EXERCISE BRIEF:
Retype the data exactly, from its first line to the line containing "import matplotlib.pyplot as plt", including both, and skip any picture.
start
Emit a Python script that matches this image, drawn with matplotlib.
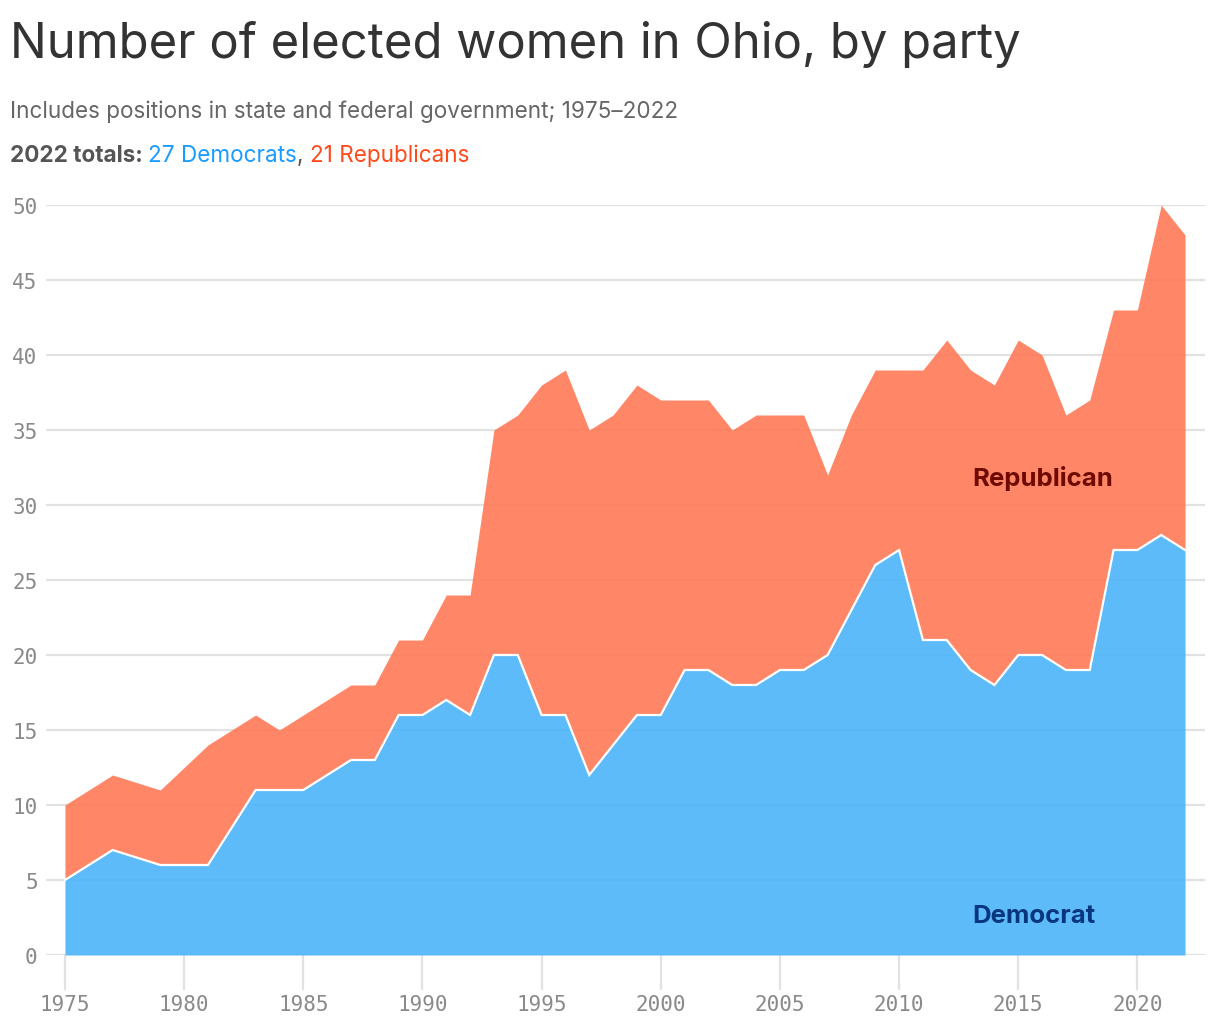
import matplotlib
matplotlib.use("Agg")
import matplotlib.pyplot as plt

years = [1975, 1977, 1979, 1981, 1983, 1984, 1985, 1987, 1988, 1989, 1990,
         1991, 1992, 1993, 1994, 1995, 1996, 1997, 1998, 1999, 2000, 2001,
         2002, 2003, 2004, 2005, 2006, 2007, 2008, 2009, 2010, 2011, 2012,
         2013, 2014, 2015, 2016, 2017, 2018, 2019, 2020, 2021, 2022]
democrats = [5, 7, 6, 6, 11, 11, 11, 13, 13, 16, 16,
             17, 16, 20, 20, 16, 16, 12, 14, 16, 16, 19,
             19, 18, 18, 19, 19, 20, 23, 26, 27, 21, 21,
             19, 18, 20, 20, 19, 19, 27, 27, 28, 27]
totals = [10, 12, 11, 14, 16, 15, 16, 18, 18, 21, 21,
          24, 24, 35, 36, 38, 39, 35, 36, 38, 37, 37,
          37, 35, 36, 36, 36, 32, 36, 39, 39, 39, 41,
          39, 38, 41, 40, 36, 37, 43, 43, 50, 48]
republicans = [t - d for t, d in zip(totals, democrats)]

x_ticks = [1975, 1980, 1985, 1990, 1995, 2000, 2005, 2010, 2015, 2020]
y_ticks = [0, 5, 10, 15, 20, 25, 30, 35, 40, 45, 50]

W, H = 1220, 1020
fig = plt.figure(figsize=(W / 100, H / 100), dpi=100)
fig.patch.set_facecolor("white")

ax = fig.add_axes([46 / W, (H - 956) / H, (1205 - 46) / W, 750 / H])
ax.set_xlim(1975 - 19 / 23.89, 2022 + 20 / 23.89)
ax.set_ylim(0, 50)

grid_c = "#e2e2e2"
for yv in y_ticks:
    ax.axhline(yv, color=grid_c, lw=1.6, zorder=0)

blue = "#4cb4fa"
red = "#ff7a58"
ax.fill_between(years, 0, democrats, color=blue, alpha=0.9, lw=0, zorder=2)
ax.fill_between(years, democrats, totals, color=red, alpha=0.9, lw=0, zorder=2)
ax.plot(years, democrats, color="white", lw=1.6, zorder=3, solid_joinstyle="miter")

for s in ax.spines.values():
    s.set_visible(False)

mono = "DejaVu Sans Mono"
ax.set_xticks(x_ticks)
ax.set_xticklabels([str(v) for v in x_ticks], family=mono, fontsize=15, color="#8a8a8a")
ax.set_yticks(y_ticks)
ax.set_yticklabels([str(v) for v in y_ticks], family=mono, fontsize=15, color="#8a8a8a")
ax.tick_params(axis="x", length=25, width=1.6, color=grid_c, pad=3)
ax.tick_params(axis="y", length=0, pad=6)

lab_font = "Inter"
ax.text(2013.05, 31.8, "Republican", family=lab_font, fontsize=18.5, fontweight="bold",
        color="#6e0a00", va="center", ha="left", zorder=4)
ax.text(2013.05, 2.6, "Democrat", family=lab_font, fontsize=18.5, fontweight="bold",
        color="#07367f", va="center", ha="left", zorder=4)

fig.text(10 / W, 1 - 44 / H, "Number of elected women in Ohio, by party", family=lab_font,
         fontsize=35.3, color="#333333", va="center", ha="left")
fig.text(10 / W, 1 - 112 / H, "Includes positions in state and federal government; 1975\u20132022",
         family=lab_font, fontsize=16.2, color="#666666", va="center", ha="left")

fig.canvas.draw()
renderer = fig.canvas.get_renderer()
xpos = 10
y2 = 1 - 156 / H
parts = [("2022 totals: ", "#555555", "bold"), ("27 Democrats", "#1a9bff", "normal"),
         (", ", "#555555", "normal"), ("21 Republicans", "#ff4a1c", "normal")]
for txt, col, fw in parts:
    t = fig.text(xpos / W, y2, txt, family=lab_font, fontsize=16.2, color=col,
                 fontweight=fw, va="center", ha="left")
    bb = t.get_window_extent(renderer)
    xpos += bb.width

fig.savefig("out.png", dpi=100, facecolor="white")
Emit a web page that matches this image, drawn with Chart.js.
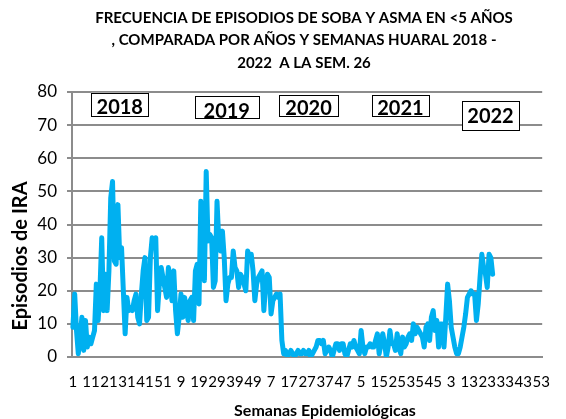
end
EXERCISE OUTPUT:
Emit a Python script that matches this image, drawn with matplotlib.
import matplotlib
matplotlib.use("Agg")
import matplotlib.pyplot as plt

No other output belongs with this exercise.